While there’s access to more music than ever, the reality is that most new music has little chance of being heard outside of the following that already exists for it. With that in mind, here are a handful of recent releases, by both familiar and unfamiliar names.

The self-titled CD by Universal Thump (Universal Thump) features the writing and singing of Greta Gertler. The band essentially are a duo of her and drummer-producer Adam D. Gold, but this beautifully sprawling double disc calls on more than five dozen musicians to carry out the gorgeous orchestral sweep of the 18 songs. Piano based, the settings embrace everything from chamber-like portraiture to cabaret, from the gusto of a small-town parade to the undulating seas of a modernist philharmonic. There are passages that vividly set scenes for a film that builds itself in your mind. Judiciously deployed harmony vocals vary the sound and create tensions with Gertler’s gentle sonorities.

Over the past three decades, Clay Harper has appeared in a number of Atlanta-based bands (the Coolies, Ottoman Empire, the Bogues) and has released a series of 45s under his own name and a few children’s albums that featured the likes of Wreckless Eric and Ian Dury. His first new release in 10 years is Old Airport Road (Terminus Records). While he’s the lead singer on most of it, in his role as writer and producer he steps aside for guest vocalists when it’s an apt match, such as on the haunting title track featuring Errol Moore (along with Atlanta’s crown prince on the electric guitar, Glenn Phillips). The set plays out like one cool radio program, as it moves with ease through songs that are soulful, funky, sassy, angular, and rocking.

Locally-based drummer Chris Corsano has recorded with a list that includes Bjork, Nels Cline, Thurston Moore and Joe McPhee. Cut (Hot Cars Warp Records) offers 19 solo improvisations recorded earlier this year. Besides his array of drums, Corsano goes to town on metal racks, funnels, and blocks of wood, sometimes adding to the proceedings with saxophone mouthpieces, plastic tubes and violin bows. The variety from cut to cut is both staggering and uplifting.
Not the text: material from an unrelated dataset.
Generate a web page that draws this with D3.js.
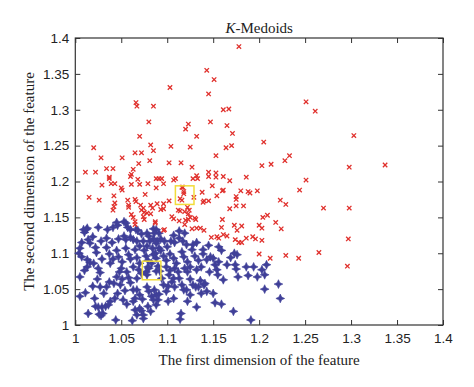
<!DOCTYPE html>
<html>
<head>
<meta charset="utf-8">
<script src="https://cdn.jsdelivr.net/npm/d3@7"></script>
<style>
  body { margin: 0; background: #fff; }
  svg { display: block; font-family: "Liberation Serif", "DejaVu Serif", serif; }
  .axis text { font-size: 13.5px; fill: #222; }
  .axis line { stroke: #333; }
  .axis path { display: none; }
</style>
</head>
<body>
<div class="chartBox"></div>
<script>
// cluster 1 (red crosses)
var redPoints = [
  [1.178,1.388],[1.143,1.355],[1.151,1.342],[1.103,1.331],[1.145,1.322],[1.066,1.310],[1.067,1.305],
  [1.085,1.305],[1.161,1.300],[1.167,1.301],[1.251,1.311],[1.261,1.298],[1.080,1.283],[1.147,1.283],
  [1.165,1.278],[1.123,1.280],[1.120,1.273],[1.171,1.267],[1.132,1.263],[1.070,1.263],[1.303,1.264],
  [1.020,1.247],[1.082,1.251],[1.085,1.243],[1.104,1.249],[1.125,1.248],[1.164,1.247],[1.170,1.250],
  [1.205,1.255],[1.028,1.233],[1.051,1.233],[1.065,1.240],[1.072,1.240],[1.153,1.236],[1.233,1.236],
  [1.228,1.229],[1.081,1.229],[1.069,1.225],[1.102,1.226],[1.115,1.226],[1.127,1.220],[1.203,1.222],
  [1.213,1.224],[1.298,1.220],[1.337,1.223],[1.011,1.213],[1.022,1.213],[1.034,1.218],[1.041,1.218],
  [1.037,1.206],[1.037,1.204],[1.063,1.217],[1.061,1.210],[1.060,1.207],[1.068,1.203],[1.079,1.197],
  [1.088,1.204],[1.091,1.204],[1.094,1.204],[1.107,1.202],[1.109,1.204],[1.132,1.208],[1.133,1.204],
  [1.128,1.204],[1.145,1.213],[1.145,1.207],[1.153,1.212],[1.153,1.206],[1.161,1.207],[1.168,1.201],
  [1.186,1.206],[1.251,1.202],[1.029,1.195],[1.039,1.197],[1.043,1.197],[1.050,1.191],[1.051,1.188],
  [1.061,1.196],[1.070,1.196],[1.076,1.182],[1.088,1.191],[1.096,1.197],[1.117,1.192],[1.118,1.186],
  [1.138,1.185],[1.149,1.194],[1.160,1.187],[1.161,1.188],[1.180,1.187],[1.188,1.186],[1.190,1.184],
  [1.198,1.187],[1.244,1.188],[1.015,1.178],[1.026,1.174],[1.042,1.180],[1.057,1.174],[1.058,1.167],
  [1.065,1.175],[1.066,1.172],[1.071,1.167],[1.074,1.163],[1.072,1.160],[1.082,1.167],[1.089,1.169],
  [1.096,1.169],[1.102,1.173],[1.116,1.174],[1.129,1.178],[1.139,1.171],[1.140,1.173],[1.145,1.173],
  [1.154,1.180],[1.175,1.179],[1.175,1.175],[1.175,1.166],[1.183,1.166],[1.168,1.162],[1.223,1.174],
  [1.229,1.168],[1.270,1.163],[1.298,1.163],[1.043,1.170],[1.042,1.165],[1.041,1.160],[1.058,1.164],
  [1.061,1.154],[1.063,1.150],[1.065,1.144],[1.065,1.140],[1.075,1.157],[1.078,1.156],[1.082,1.155],
  [1.074,1.151],[1.075,1.147],[1.087,1.144],[1.087,1.142],[1.096,1.162],[1.084,1.163],[1.093,1.161],
  [1.105,1.151],[1.107,1.148],[1.112,1.160],[1.114,1.159],[1.113,1.145],[1.119,1.158],[1.120,1.146],
  [1.119,1.140],[1.122,1.164],[1.124,1.160],[1.123,1.155],[1.125,1.150],[1.123,1.147],[1.127,1.134],
  [1.130,1.149],[1.131,1.147],[1.132,1.135],[1.136,1.135],[1.140,1.132],[1.160,1.147],[1.159,1.136],
  [1.148,1.122],[1.154,1.123],[1.156,1.121],[1.161,1.126],[1.165,1.124],[1.173,1.139],[1.176,1.132],
  [1.181,1.138],[1.174,1.119],[1.178,1.115],[1.181,1.115],[1.186,1.121],[1.193,1.123],[1.196,1.120],
  [1.200,1.139],[1.203,1.135],[1.204,1.150],[1.209,1.153],[1.203,1.118],[1.218,1.143],[1.224,1.134],
  [1.200,1.099],[1.212,1.093],[1.229,1.097],[1.243,1.093],[1.265,1.101],[1.297,1.120],[1.296,1.082],
  [1.096,1.132],[1.097,1.133],[1.114,1.176],[1.118,1.183],[1.116,1.192]
];

// cluster 2 (blue stars)
var bluePoints = [
  [1.009,1.133],[1.012,1.133],[1.013,1.135],[1.010,1.129],[1.025,1.136],[1.035,1.133],[1.041,1.136],
  [1.045,1.143],[1.046,1.139],[1.053,1.144],[1.055,1.142],[1.057,1.136],[1.060,1.133],[1.066,1.133],
  [1.068,1.132],[1.072,1.127],[1.085,1.134],[1.088,1.133],[1.078,1.128],[1.080,1.124],[1.086,1.128],
  [1.091,1.128],[1.107,1.125],[1.113,1.131],[1.119,1.128],[1.014,1.119],[1.016,1.114],[1.019,1.123],
  [1.022,1.108],[1.028,1.117],[1.034,1.121],[1.040,1.115],[1.047,1.120],[1.053,1.124],[1.055,1.119],
  [1.060,1.122],[1.063,1.119],[1.067,1.117],[1.074,1.117],[1.081,1.117],[1.085,1.120],[1.089,1.117],
  [1.093,1.120],[1.097,1.117],[1.100,1.109],[1.104,1.117],[1.108,1.115],[1.113,1.121],[1.117,1.117],
  [1.121,1.112],[1.128,1.112],[1.132,1.115],[1.139,1.105],[1.145,1.111],[1.156,1.109],[1.159,1.104],
  [1.169,1.094],[1.173,1.100],[1.176,1.098],[1.004,1.100],[1.007,1.095],[1.013,1.091],[1.016,1.087],
  [1.023,1.101],[1.029,1.092],[1.034,1.108],[1.037,1.099],[1.041,1.092],[1.045,1.104],[1.047,1.095],
  [1.051,1.088],[1.055,1.107],[1.058,1.098],[1.060,1.092],[1.065,1.105],[1.067,1.094],[1.070,1.086],
  [1.075,1.104],[1.077,1.096],[1.079,1.090],[1.084,1.107],[1.087,1.100],[1.088,1.093],[1.093,1.104],
  [1.096,1.096],[1.099,1.090],[1.103,1.099],[1.107,1.093],[1.110,1.086],[1.116,1.102],[1.118,1.095],
  [1.122,1.088],[1.127,1.105],[1.130,1.096],[1.134,1.090],[1.139,1.099],[1.143,1.091],[1.147,1.095],
  [1.152,1.084],[1.154,1.077],[1.174,1.084],[1.175,1.078],[1.177,1.067],[1.186,1.081],[1.188,1.069],
  [1.194,1.081],[1.198,1.067],[1.203,1.077],[1.206,1.070],[1.208,1.084],[1.206,1.050],[1.221,1.057],
  [1.223,1.037],[1.191,1.007],[1.172,1.019],[1.005,1.067],[1.010,1.076],[1.013,1.081],[1.005,1.040],
  [1.011,1.045],[1.014,1.016],[1.019,1.054],[1.024,1.064],[1.027,1.073],[1.022,1.026],[1.025,1.025],
  [1.029,1.025],[1.026,1.015],[1.028,1.013],[1.030,1.016],[1.031,1.044],[1.034,1.053],[1.037,1.060],
  [1.033,1.026],[1.036,1.028],[1.038,1.033],[1.042,1.058],[1.045,1.067],[1.048,1.074],[1.044,1.007],
  [1.049,1.056],[1.051,1.064],[1.054,1.048],[1.058,1.066],[1.060,1.059],[1.063,1.049],[1.062,1.006],
  [1.065,1.021],[1.067,1.014],[1.070,1.023],[1.072,1.020],[1.074,1.014],[1.074,1.009],[1.067,1.049],
  [1.070,1.042],[1.073,1.036],[1.078,1.053],[1.080,1.047],[1.083,1.040],[1.086,1.049],[1.088,1.042],
  [1.090,1.035],[1.094,1.065],[1.096,1.056],[1.099,1.047],[1.102,1.070],[1.105,1.060],[1.108,1.053],
  [1.113,1.065],[1.116,1.056],[1.118,1.049],[1.122,1.074],[1.125,1.064],[1.128,1.056],[1.131,1.053],
  [1.134,1.053],[1.137,1.044],[1.140,1.056],[1.143,1.047],[1.150,1.044],[1.152,1.031],[1.132,1.025],
  [1.122,1.033],[1.115,1.016],[1.114,1.008],[1.159,1.029],[1.085,1.035],[1.088,1.028],[1.091,1.043],
  [1.078,1.070],[1.080,1.079],[1.083,1.086],[1.088,1.075],[1.090,1.082],[1.092,1.075],[1.099,1.081],
  [1.103,1.076],[1.108,1.079],[1.112,1.074],[1.119,1.079],[1.125,1.081],[1.132,1.077],[1.137,1.081],
  [1.146,1.074],[1.020,1.086],[1.025,1.079],[1.007,1.115],[1.005,1.107],[1.038,1.086],[1.050,1.079],
  [1.056,1.074],[1.063,1.081],[1.069,1.077],[1.027,1.053],[1.021,1.037],[1.043,1.037],[1.046,1.044],
  [1.052,1.035],[1.056,1.029],[1.063,1.033],[1.065,1.037],[1.079,1.026],[1.082,1.019],[1.101,1.033],
  [1.107,1.037],[1.121,1.049],[1.125,1.042],[1.136,1.062],[1.141,1.058],[1.155,1.070],[1.161,1.063],
  [1.150,1.093],[1.156,1.088],[1.165,1.084],[1.088,1.114],[1.091,1.107],[1.078,1.110],[1.070,1.110],
  [1.085,1.098],[1.079,1.081],[1.077,1.074],[1.072,1.072],[1.067,1.065],[1.101,1.054],[1.107,1.065]
];

// the two medoids, drawn as yellow squares
var medoids = [[1.119,1.181],[1.083,1.076]];

var xTickValues = [1,1.05,1.1,1.15,1.2,1.25,1.3,1.35,1.4];
var yTickValues = [1,1.05,1.1,1.15,1.2,1.25,1.3,1.35,1.4];

var Chart = (function(){
  var width = 474, height = 387;
  var left = 75.3, right = 443, top = 38, bottom = 325;
  var redColor = "#e0302c", blueColor = "#3f3f98", yellow = "#f2dc3a";

  var x = d3.scaleLinear().domain([1,1.4]).range([left,right]);
  var y = d3.scaleLinear().domain([1,1.4]).range([bottom,top]);

  // 4 pointed star, looks like the thick matlab '*' marker
  var starPath = "M0,-4.4L1.4,-1.4L4.4,0L1.4,1.4L0,4.4L-1.4,1.4L-4.4,0L-1.4,-1.4Z";

  var draw = function(){
    var svg = d3.select(".chartBox").append("svg")
      .attr("width", width)
      .attr("height", height);

    // axes, ticks point inward on all four sides
    svg.append("g").attr("class","axis")
      .attr("transform","translate(0,"+bottom+")")
      .call(d3.axisBottom(x).tickValues(xTickValues).tickFormat(String).tickSize(-5).tickPadding(8));
    svg.append("g").attr("class","axis")
      .attr("transform","translate(0,"+top+")")
      .call(d3.axisTop(x).tickValues(xTickValues).tickFormat("").tickSize(-5));
    svg.append("g").attr("class","axis")
      .attr("transform","translate("+left+",0)")
      .call(d3.axisLeft(y).tickValues(yTickValues).tickFormat(String).tickSize(-5).tickPadding(6));
    svg.append("g").attr("class","axis")
      .attr("transform","translate("+right+",0)")
      .call(d3.axisRight(y).tickValues(yTickValues).tickFormat("").tickSize(-5));

    svg.append("rect")
      .attr("x", left).attr("y", top)
      .attr("width", right-left).attr("height", bottom-top)
      .attr("fill","none").attr("stroke","#333").attr("stroke-width",1.2);

    // blue cluster
    svg.append("g").selectAll("path")
      .data(bluePoints)
      .enter().append("path")
      .attr("d", starPath)
      .attr("transform", function(d){ return "translate("+x(d[0])+","+y(d[1])+")"; })
      .attr("fill", blueColor)
      .attr("stroke", blueColor)
      .attr("stroke-width", 0.6);

    // red cluster
    var cross = svg.append("g").selectAll("g")
      .data(redPoints)
      .enter().append("g")
      .attr("transform", function(d){ return "translate("+x(d[0])+","+y(d[1])+")"; })
      .attr("stroke", redColor)
      .attr("stroke-width", 1.3);
    cross.append("line").attr("x1",-2.2).attr("y1",-2.2).attr("x2",2.2).attr("y2",2.2);
    cross.append("line").attr("x1",-2.2).attr("y1",2.2).attr("x2",2.2).attr("y2",-2.2);

    // medoids
    svg.append("g").selectAll("rect")
      .data(medoids)
      .enter().append("rect")
      .attr("x", function(d){ return x(d[0])-9.3; })
      .attr("y", function(d){ return y(d[1])-9.3; })
      .attr("width", 18.6).attr("height", 18.6)
      .attr("fill","none")
      .attr("stroke", yellow)
      .attr("stroke-width", 1.5);

    // title and labels
    var title = svg.append("text")
      .attr("x", (left+right)/2).attr("y", 33)
      .attr("text-anchor","middle")
      .style("font-size","15px").attr("fill","#222");
    title.append("tspan").style("font-style","italic").text("K");
    title.append("tspan").text("-Medoids");

    svg.append("text")
      .attr("x", (left+right)/2).attr("y", 365)
      .attr("text-anchor","middle")
      .style("font-size","15px").attr("fill","#222")
      .text("The first dimension of the feature");

    svg.append("text")
      .attr("transform","translate(34,"+((top+bottom)/2)+") rotate(-90)")
      .attr("text-anchor","middle")
      .style("font-size","15px").attr("fill","#222")
      .text("The second dimension of the feature");
  };

  return { init: draw };
})();

Chart.init();
</script>
</body>
</html>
Van Morrison’s latest finds him making ever dumber front covers and more cumbersome album titles, but man oh man, this guy can sing, and he and the band deliver. Van’s lyrical identity still has him hopping back and forth between being a romantic seeker and campaigning to be named International Grump Laureate. Born to Sing: No Plan B (Blue Note) is about the sound, the groove, the mood and how to ride it across a four to eight minute landscape.

Election Special (Nonesuch) is Ry Cooder’s fifth album of original material since 2005. Besides the impressive release schedule, what’s remarkable about this is that prior to Chávez Ravine, Cooder was not writing his own songs (he did compose for sountracks). Following on the heels of last year’s Pull Up Some Dust and Sit Down, Cooder is continuing to explore the realm of social broadsides, or protest songs. As the title suggests, these nine numbers directly address issues swirling around this year’s election. There’s a directness to the presentation that underscores the urgency he felt, recording it quickly (playing guitars, mandolin and bass) accompanied by just his son on drums.